For strict scientific work, state your atomic weights and significant figures. For classroom chemistry, 58.12 g/mol is usually sufficient. For analytical metrology and advanced simulation, use the exact atomic-weight set specified by your protocol.
Common mistakes and how to avoid them
- Using C4H8 instead of C4H10. Always verify the formula first.
- Rounding atomic weights too early, which can accumulate error.
- Forgetting unit conversion from kilograms to grams before moles calculation.
- Mixing molar mass and molecular mass units without checking dimensions.
- Applying idealized assumptions in non-ideal gas conditions without correction.
Workflow for reliable butane calculations in lab and industry
- Confirm chemical identity and formula (C4H10).
- Select the atomic-weight convention for your project.
- Calculate molar mass and document significant figures.
- Convert sample mass to moles for reaction planning.
- Apply stoichiometric coefficients for oxygen use and product yields.
- Report assumptions, constants, and uncertainty level.
Authoritative reference sources
For high-confidence data and teaching references, consult:
- NIST Chemistry WebBook entry for butane (nist.gov)
- NIST isotopic composition and atomic weight data for carbon (nist.gov)

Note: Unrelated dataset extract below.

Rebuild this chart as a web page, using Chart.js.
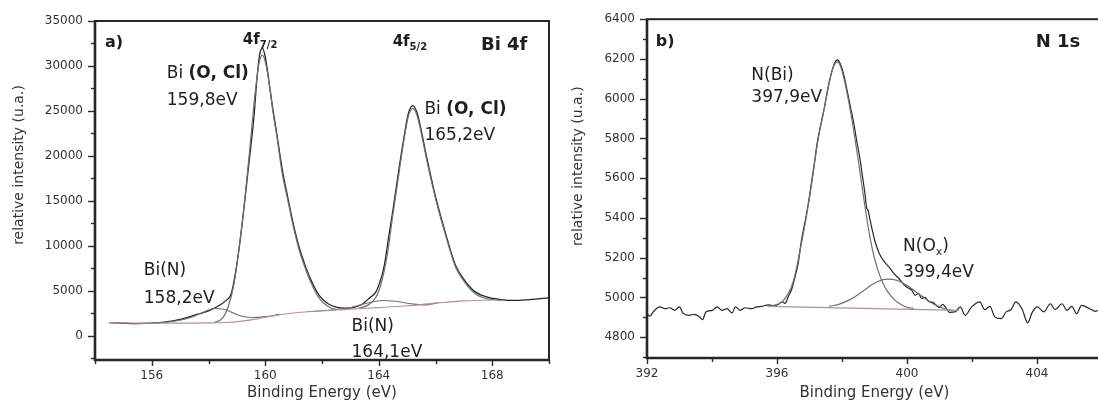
<!DOCTYPE html>
<html>
<head>
<meta charset="utf-8">
<script src="https://cdn.jsdelivr.net/npm/chart.js@4.4.1/dist/chart.umd.min.js"></script>
<style>
html, body { margin:0; padding:0; background:#fff; overflow:hidden; }
#wrap { position:relative; width:1098px; height:410px; overflow:hidden; }
#chartA { position:absolute; left:0; top:0; }
#chartB { position:absolute; left:560px; top:0; }
</style>
</head>
<body>
<div id="wrap">
   <canvas id="chartA" width="560" height="410"></canvas>
   <canvas id="chartB" width="551" height="410"></canvas>
</div>
<script>
// ---- a) Bi 4f ----
var bi4fEnvE = [154.5,155,155.5,156,156.5,157,157.5,158,158.3,158.6,158.8,159,159.2,159.4,159.6,159.7,159.8,159.9,160.0,160.1,160.25,160.4,160.6,160.8,161,161.2,161.4,161.6,161.9,162.2,162.5,162.8,163.1,163.4,163.7,163.9,164.1,164.2,164.35,164.5,164.7,164.9,165.05,165.2,165.35,165.5,165.7,166,166.3,166.7,167,167.4,167.8,168.3,168.8,169.3,169.7,170];
var bi4fEnvI = [1480,1420,1380,1420,1560,1850,2300,2800,3250,3900,4700,8000,12800,18500,24300,28300,31200,32000,31000,29000,25600,22600,18500,15300,12300,9800,7900,6300,4500,3600,3200,3080,3150,3500,4300,4900,6600,7900,11000,14000,18300,22300,24800,25600,24800,22800,19700,15500,12000,7900,6300,4900,4350,4050,3950,4050,4150,4250];

var biOCl72E = [158.2,158.5,158.7,158.9,159.1,159.3,159.5,159.65,159.78,159.9,160.02,160.15,160.3,160.4,160.6,160.8,161,161.2,161.4,161.6,161.9,162.2,162.5,162.9];
var biOCl72I = [1480,2000,3300,5800,10300,15800,22300,27200,30300,31200,30200,27800,24300,22400,18000,15000,12000,9500,7600,6000,4200,3300,2950,2950];

var biOCl52E = [163.3,163.6,163.9,164.1,164.3,164.5,164.7,164.9,165.05,165.2,165.35,165.5,165.7,166,166.3,166.7,167,167.4,167.8,168.3];
var biOCl52I = [3100,3400,4300,6000,9000,13500,17800,22000,24500,25300,24500,22500,19400,15300,11800,7700,6100,4700,4150,3950];

var biN1E = [155.5,156,156.5,157,157.5,157.9,158.2,158.5,158.8,159.1,159.5,160,160.5];
var biN1I = [1400,1420,1520,1750,2200,2750,3050,3000,2650,2250,2050,2150,2400];

var biN2E = [161.5,162.2,162.8,163.3,163.7,164.15,164.6,165.1,165.6,166.1];
var biN2I = [2700,2850,3050,3400,3750,3950,3850,3600,3450,3700];

var bi4fBaseE = [154.5,156,157,158,158.6,159.2,159.8,160.4,161,162,163,164,165,166,167,168];
var bi4fBaseI = [1480,1420,1430,1450,1500,1650,1950,2300,2550,2800,2980,3150,3350,3650,3900,4000];

var bi4fXTicks = [154,156,158,160,162,164,166,168,170];
var bi4fXLabels = [156,160,164,168];
var bi4fYTicks = [-2500,0,2500,5000,7500,10000,12500,15000,17500,20000,22500,25000,27500,30000,32500,35000];
var bi4fYLabels = [0,5000,10000,15000,20000,25000,30000,35000];

// ---- b) N 1s ----
var n1sEnvE = [392.0,392.09,392.19,392.39,392.55,392.70,392.85,393.0,393.10,393.30,393.45,393.61,393.71,393.81,394.01,394.16,394.31,394.46,394.62,394.72,394.87,395.02,395.22,395.37,395.52,395.73,395.93,396.05,396.15,396.25,396.35,396.45,396.55,396.65,396.75,396.85,396.95,397.1,397.25,397.45,397.6,397.75,397.85,397.95,398.07,398.17,398.27,398.37,398.45,398.55,398.62,398.7,398.76,398.8,398.85,398.93,399.01,399.15,399.3,399.46,399.6,399.75,399.9,400.02,400.15,400.25,400.35,400.45,400.55,400.68,400.8,400.9,401.0,401.1,401.18,401.3,401.48,401.64,401.79,401.99,402.24,402.39,402.55,402.70,402.90,403.05,403.20,403.35,403.55,403.71,403.86,404.01,404.21,404.41,404.56,404.77,404.92,405.07,405.22,405.37,405.62,405.8,406.0];
var n1sEnvI = [4918,4905,4927,4952,4943,4948,4935,4952,4922,4910,4915,4902,4888,4927,4935,4952,4935,4943,4922,4952,4935,4948,4943,4952,4955,4962,4958,4965,4978,4970,5005,5040,5100,5170,5285,5370,5460,5620,5790,5950,6080,6170,6195,6175,6110,6030,5950,5870,5790,5700,5620,5530,5450,5440,5400,5340,5285,5220,5180,5150,5120,5095,5065,5050,5035,5010,5020,4995,5000,4978,4975,4960,4950,4965,4952,4925,4927,4952,4910,4952,4977,4938,4955,4902,4893,4927,4938,4977,4938,4872,4927,4952,4927,4968,4938,4968,4935,4955,4918,4960,4943,4930,4950];

var nBiE = [395.8,396.2,396.5,396.75,396.95,397.1,397.25,397.45,397.6,397.75,397.85,397.95,398.07,398.2,398.35,398.5,398.65,398.8,398.95,399.1,399.25,399.4,399.6,399.8,400.0,400.2];
var nBiI = [4955,4985,5080,5270,5450,5610,5780,5945,6075,6165,6185,6165,6095,5990,5850,5690,5520,5360,5230,5140,5075,5030,4990,4965,4950,4945];

var nOxE = [397.6,397.9,398.2,398.5,398.8,399.1,399.4,399.7,400.0,400.3,400.6,400.9,401.2,401.4];
var nOxI = [4955,4965,4985,5015,5050,5080,5092,5085,5060,5025,4990,4960,4940,4935];

var n1sBaseE = [395.7,401.6];
var n1sBaseI = [4955,4935];

var n1sXTicks = [392,394,396,398,400,402,404,406];
var n1sXLabels = [392,396,400,404];
var n1sYTicks = [4700,4800,4900,5000,5100,5200,5300,5400,5500,5600,5700,5800,5900,6000,6100,6200,6300,6400];
var n1sYLabels = [4800,5000,5200,5400,5600,5800,6000,6200,6400];


var FAM = '"DejaVu Sans"';
var N17 = '17px ' + FAM, B17 = 'bold 17px ' + FAM, B16 = 'bold 16px ' + FAM;
var B15 = 'bold 15px ' + FAM, B10 = 'bold 10px ' + FAM, B18 = 'bold 18px ' + FAM, N11 = '11px ' + FAM;

function pts(xs, ys){
   return xs.map(function(x, i){ return {x: x, y: ys[i]}; });
}

function line(xs, ys, color, width){
   return {
      data: pts(xs, ys),
      borderColor: color,
      borderWidth: width,
      pointRadius: 0,
      fill: false,
      cubicInterpolationMode: 'monotone'
   };
}

var framePlugin = {
   id: 'frame',
   afterDraw: function(chart){
      var o = chart.options.plugins.frame;
      var ctx = chart.ctx, a = chart.chartArea;
      var xs = chart.scales.x, ys = chart.scales.y;
      ctx.save();

      // text notes
      ctx.fillStyle = '#1e1e1e';
      ctx.textBaseline = 'alphabetic';
      o.notes.forEach(function(n){
         var px = xs.getPixelForValue(n.x), py = ys.getPixelForValue(n.y);
         var total = 0;
         n.parts.forEach(function(p){ ctx.font = p[1]; total += ctx.measureText(p[0]).width; });
         if (n.align === 'right') px -= total;
         n.parts.forEach(function(p){
            ctx.font = p[1];
            ctx.fillText(p[0], px, py + (p[2] || 0));
            px += ctx.measureText(p[0]).width;
         });
      });

      // tick marks
      ctx.strokeStyle = '#2b2b2b';
      ctx.lineWidth = 1.4;
      xs.ticks.forEach(function(t){
         var px = Math.round(xs.getPixelForValue(t.value)) + 0.5;
         var len = o.xLabels.indexOf(t.value) >= 0 ? 6 : 4;
         ctx.beginPath(); ctx.moveTo(px, a.bottom); ctx.lineTo(px, a.bottom + len); ctx.stroke();
      });
      ys.ticks.forEach(function(t){
         var py = Math.round(ys.getPixelForValue(t.value)) + 0.5;
         var len = o.yLabels.indexOf(t.value) >= 0 ? 7 : 4;
         ctx.beginPath(); ctx.moveTo(a.left, py); ctx.lineTo(a.left - len, py); ctx.stroke();
      });

      // plot frame
      ctx.lineWidth = 2;
      ctx.strokeStyle = '#262626';
      ctx.strokeRect(a.left, a.top, a.right - a.left, a.bottom - a.top);
      ctx.lineWidth = 2.6;
      ctx.beginPath();
      ctx.moveTo(a.left, a.top); ctx.lineTo(a.left, a.bottom); ctx.lineTo(a.right, a.bottom);
      ctx.stroke();

      // y axis title
      ctx.translate(o.yTitleX, ys.getPixelForValue(o.yTitleAt));
      ctx.rotate(-Math.PI / 2);
      ctx.font = '14px ' + FAM;
      ctx.fillStyle = '#333';
      ctx.textAlign = 'center';
      ctx.textBaseline = 'middle';
      ctx.fillText('relative intensity (u.a.)', 0, 0);
      ctx.restore();
   }
};

function initChart(id, s){
   var config = {
      type: 'line',
      data: { datasets: s.datasets },
      plugins: [framePlugin],
      options: {
         responsive: false,
         animation: false,
         layout: { padding: s.padding },
         plugins: {
            legend: { display: false },
            tooltip: { enabled: false },
            frame: {
               notes: s.notes,
               xLabels: s.xLabels,
               yLabels: s.yLabels,
               yTitleX: s.yTitleX,
               yTitleAt: s.yTitleAt
            }
         },
         scales: {
            x: {
               type: 'linear',
               min: s.xMin, max: s.xMax,
               grid: { display: false, drawTicks: false },
               border: { display: false },
               afterBuildTicks: function(sc){ sc.ticks = s.xTicks.map(function(v){ return {value: v}; }); },
               afterFit: function(sc){ sc.height = s.xHeight; },
               ticks: {
                  padding: 9,
                  color: '#333',
                  font: { size: 12, family: FAM },
                  autoSkip: false,
                  maxRotation: 0,
                  callback: function(v){ return s.xLabels.indexOf(v) >= 0 ? String(v) : ''; }
               },
               title: {
                  display: true,
                  text: 'Binding Energy (eV)',
                  color: '#333',
                  font: { size: 15, family: FAM },
                  padding: { top: 0, bottom: 8 }
               }
            },
            y: {
               type: 'linear',
               min: s.yMin, max: s.yMax,
               grid: { display: false, drawTicks: false },
               border: { display: false },
               afterBuildTicks: function(sc){ sc.ticks = s.yTicks.map(function(v){ return {value: v}; }); },
               afterFit: function(sc){ sc.width = s.yWidth; },
               ticks: {
                  padding: 12,
                  color: '#333',
                  font: { size: 12, family: FAM },
                  autoSkip: false,
                  callback: function(v){ return s.yLabels.indexOf(v) >= 0 ? String(v) : ''; }
               }
            }
         }
      }
   };
   return new Chart(document.getElementById(id), config);
}

var ENV = '#262626', COMP = '#707070', BASE = '#b3938a';

window.chartA = initChart('chartA', {
   xMin: 154, xMax: 170, yMin: -2670, yMax: 35000,
   xTicks: bi4fXTicks, xLabels: bi4fXLabels, yTicks: bi4fYTicks, yLabels: bi4fYLabels,
   padding: { top: 21, right: 11, left: 0, bottom: 0 },
   yWidth: 95, xHeight: 50, yTitleX: 19, yTitleAt: 19000,
   datasets: [
      line(bi4fBaseE, bi4fBaseI, BASE, 1.1),
      line(biN1E, biN1I, COMP, 1.1),
      line(biN2E, biN2I, COMP, 1.1),
      line(biOCl72E, biOCl72I, COMP, 1.2),
      line(biOCl52E, biOCl52I, COMP, 1.2),
      line(bi4fEnvE, bi4fEnvI, ENV, 1.3)
   ],
   notes: [
      { x: 154.35, y: 32100, parts: [['a)', B16]] },
      { x: 159.21, y: 32450, parts: [['4f', B15], ['7/2', B10, 4]] },
      { x: 164.49, y: 32200, parts: [['4f', B15], ['5/2', B10, 4]] },
      { x: 169.24, y: 31780, align: 'right', parts: [['Bi 4f', B18]] },
      { x: 156.53, y: 28670, parts: [['Bi ', N17], ['(O, Cl)', B17]] },
      { x: 156.53, y: 25670, parts: [['159,8eV', N17]] },
      { x: 165.61, y: 24670, parts: [['Bi ', N17], ['(O, Cl)', B17]] },
      { x: 165.61, y: 21780, parts: [['165,2eV', N17]] },
      { x: 155.72, y: 6780, parts: [['Bi(N)', N17]] },
      { x: 155.72, y: 3670, parts: [['158,2eV', N17]] },
      { x: 163.04, y: 560, parts: [['Bi(N)', N17]] },
      { x: 163.04, y: -2330, parts: [['164,1eV', N17]] }
   ]
});

window.chartB = initChart('chartB', {
   xMin: 392, xMax: 406, yMin: 4695, yMax: 6400,
   xTicks: n1sXTicks, xLabels: n1sXLabels, yTicks: n1sYTicks, yLabels: n1sYLabels,
   padding: { top: 17, right: 2, left: 0, bottom: 0 },
   yWidth: 87, xHeight: 52, yTitleX: 18, yTitleAt: 5660,
   datasets: [
      line(n1sBaseE, n1sBaseI, BASE, 1.3),
      line(nBiE, nBiI, COMP, 1.2),
      line(nOxE, nOxI, COMP, 1.2),
      line(n1sEnvE, n1sEnvI, ENV, 1.2)
   ],
   notes: [
      { x: 392.27, y: 6265, parts: [['b)', B16]] },
      { x: 405.33, y: 6260, align: 'right', parts: [['N 1s', B18]] },
      { x: 395.21, y: 6095, parts: [['N(Bi)', N17]] },
      { x: 395.21, y: 5985, parts: [['397,9eV', N17]] },
      { x: 399.88, y: 5235, parts: [['N(O', N17], ['x', N11, 4], [')', N17]] },
      { x: 399.88, y: 5105, parts: [['399,4eV', N17]] }
   ]
});
</script>
</body>
</html>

- U.S. EPA greenhouse gas overview for combustion context (epa.gov)
Final takeaway
Molar mass of butane calculations are straightforward when done methodically: read the formula correctly, use trusted atomic weights, maintain consistent units, and round only at the end. From there, every important quantity becomes easy to compute, including grams, moles, molecular count, and carbon contribution. Whether you are solving homework, writing a process note, or preparing fuel balance sheets, mastering this one value creates a reliable foundation for all butane chemistry and engineering calculations.